12. The common rail injector of claim 1, wherein the bush ( 28 ) has a collar ( 27 ) on its end remote from the combustion chamber.

13. The common rail injector of claim 1, wherein a step that forms a stop for a spring plate ( 26 ) is formed on the nozzle needle ( 8 ).

14. The common rail injector of claim 13, wherein the nozzle needle stroke (H 2 ) and the nozzle spring prestressing are adjustable with the aid of spacer elements ( 50, 51 ), which are disposed between the spring plate ( 26 ) and the stop for the spring plate, and between the nozzle spring ( 19 ) and the abutments for the nozzle spring ( 19 ).
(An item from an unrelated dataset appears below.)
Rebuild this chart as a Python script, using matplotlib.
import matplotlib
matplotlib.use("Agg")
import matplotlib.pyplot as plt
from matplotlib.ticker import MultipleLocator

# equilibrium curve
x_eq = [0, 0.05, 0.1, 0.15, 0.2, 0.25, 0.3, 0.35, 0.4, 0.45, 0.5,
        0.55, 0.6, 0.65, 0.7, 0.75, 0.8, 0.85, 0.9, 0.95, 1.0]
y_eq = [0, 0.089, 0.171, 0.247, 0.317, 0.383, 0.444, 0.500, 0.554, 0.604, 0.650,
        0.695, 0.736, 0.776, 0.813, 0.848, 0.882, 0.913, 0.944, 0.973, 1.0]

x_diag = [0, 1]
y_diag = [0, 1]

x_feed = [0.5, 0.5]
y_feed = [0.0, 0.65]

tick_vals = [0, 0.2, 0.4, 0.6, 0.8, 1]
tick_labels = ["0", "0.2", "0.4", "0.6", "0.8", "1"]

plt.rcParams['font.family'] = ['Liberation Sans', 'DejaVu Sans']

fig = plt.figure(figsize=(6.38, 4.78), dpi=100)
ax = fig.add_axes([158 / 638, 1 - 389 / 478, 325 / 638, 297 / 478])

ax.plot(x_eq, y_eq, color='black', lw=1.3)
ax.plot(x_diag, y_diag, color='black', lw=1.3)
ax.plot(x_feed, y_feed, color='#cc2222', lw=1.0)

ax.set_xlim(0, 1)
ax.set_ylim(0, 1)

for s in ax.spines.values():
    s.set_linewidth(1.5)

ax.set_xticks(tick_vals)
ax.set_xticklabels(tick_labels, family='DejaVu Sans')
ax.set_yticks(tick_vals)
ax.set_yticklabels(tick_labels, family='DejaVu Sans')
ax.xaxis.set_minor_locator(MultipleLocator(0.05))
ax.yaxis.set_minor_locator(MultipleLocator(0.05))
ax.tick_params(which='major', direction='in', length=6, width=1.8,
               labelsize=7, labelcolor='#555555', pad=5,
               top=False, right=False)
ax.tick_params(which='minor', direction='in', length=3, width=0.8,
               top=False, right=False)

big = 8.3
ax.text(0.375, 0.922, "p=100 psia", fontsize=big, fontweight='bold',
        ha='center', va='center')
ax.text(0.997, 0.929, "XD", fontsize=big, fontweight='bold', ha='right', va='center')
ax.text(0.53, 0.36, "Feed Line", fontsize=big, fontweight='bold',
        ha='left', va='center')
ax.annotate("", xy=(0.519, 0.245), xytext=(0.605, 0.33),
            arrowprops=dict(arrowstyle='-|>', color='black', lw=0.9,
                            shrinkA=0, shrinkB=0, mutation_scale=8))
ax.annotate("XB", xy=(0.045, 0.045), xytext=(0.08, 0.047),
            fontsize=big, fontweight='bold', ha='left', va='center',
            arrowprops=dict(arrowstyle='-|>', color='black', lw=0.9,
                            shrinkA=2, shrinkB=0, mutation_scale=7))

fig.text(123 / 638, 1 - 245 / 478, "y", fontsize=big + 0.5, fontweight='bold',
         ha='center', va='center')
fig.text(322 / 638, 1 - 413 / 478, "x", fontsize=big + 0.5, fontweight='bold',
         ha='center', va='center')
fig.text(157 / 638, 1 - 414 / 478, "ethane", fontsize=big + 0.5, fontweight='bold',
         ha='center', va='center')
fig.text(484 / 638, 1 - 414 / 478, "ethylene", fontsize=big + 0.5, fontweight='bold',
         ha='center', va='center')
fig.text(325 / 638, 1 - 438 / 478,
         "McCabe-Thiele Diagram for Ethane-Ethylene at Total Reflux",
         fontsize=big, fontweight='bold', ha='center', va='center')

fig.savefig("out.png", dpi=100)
15. The common rail injector of claim 1, wherein a circumferential groove is recessed out of the nozzle needle ( 8 ), and in this groove a retaining ring ( 42, 46 ) which forms a stop for a spring plate ( 26 ) is braced.

16. The common rail injector of claim 15, wherein the retaining ring ( 46 ) is in two parts, and in the assembled state it is fixed by the spring plate ( 26 ).

17. The common rail injector of claim 1, wherein the nozzle needle stroke (H 2 ) is defined by the spacing between the bush ( 28 ) and the spring plate ( 26 ).

18. The common rail injector of claim 1, wherein the nozzle needle stroke (H 1 ) is defined by the spacing between the end face ( 54 ), remote from the combustion chamber, of the nozzle needle ( 8 ) and the injector housing ( 1 ).

19. The common rail injector of claim 18, wherein recesses ( 55, 56; 61 ), whose dimensions are adapted to the volume of the control chamber ( 40 ), are provided in the end face ( 54 ), remote from the combustion chamber, of the nozzle needle ( 8 ) and/or in the opposed face ( 62 ) of the injector housing ( 1 ).

20. The common rail injector of claim 18, wherein in the end face ( 54 ), remote from the combustion chamber, of the nozzle needle ( 8 ) at least one axial bore ( 58 ) is provided, which communicates with at least one radial bore ( 59 ) in the nozzle needle ( 8 ).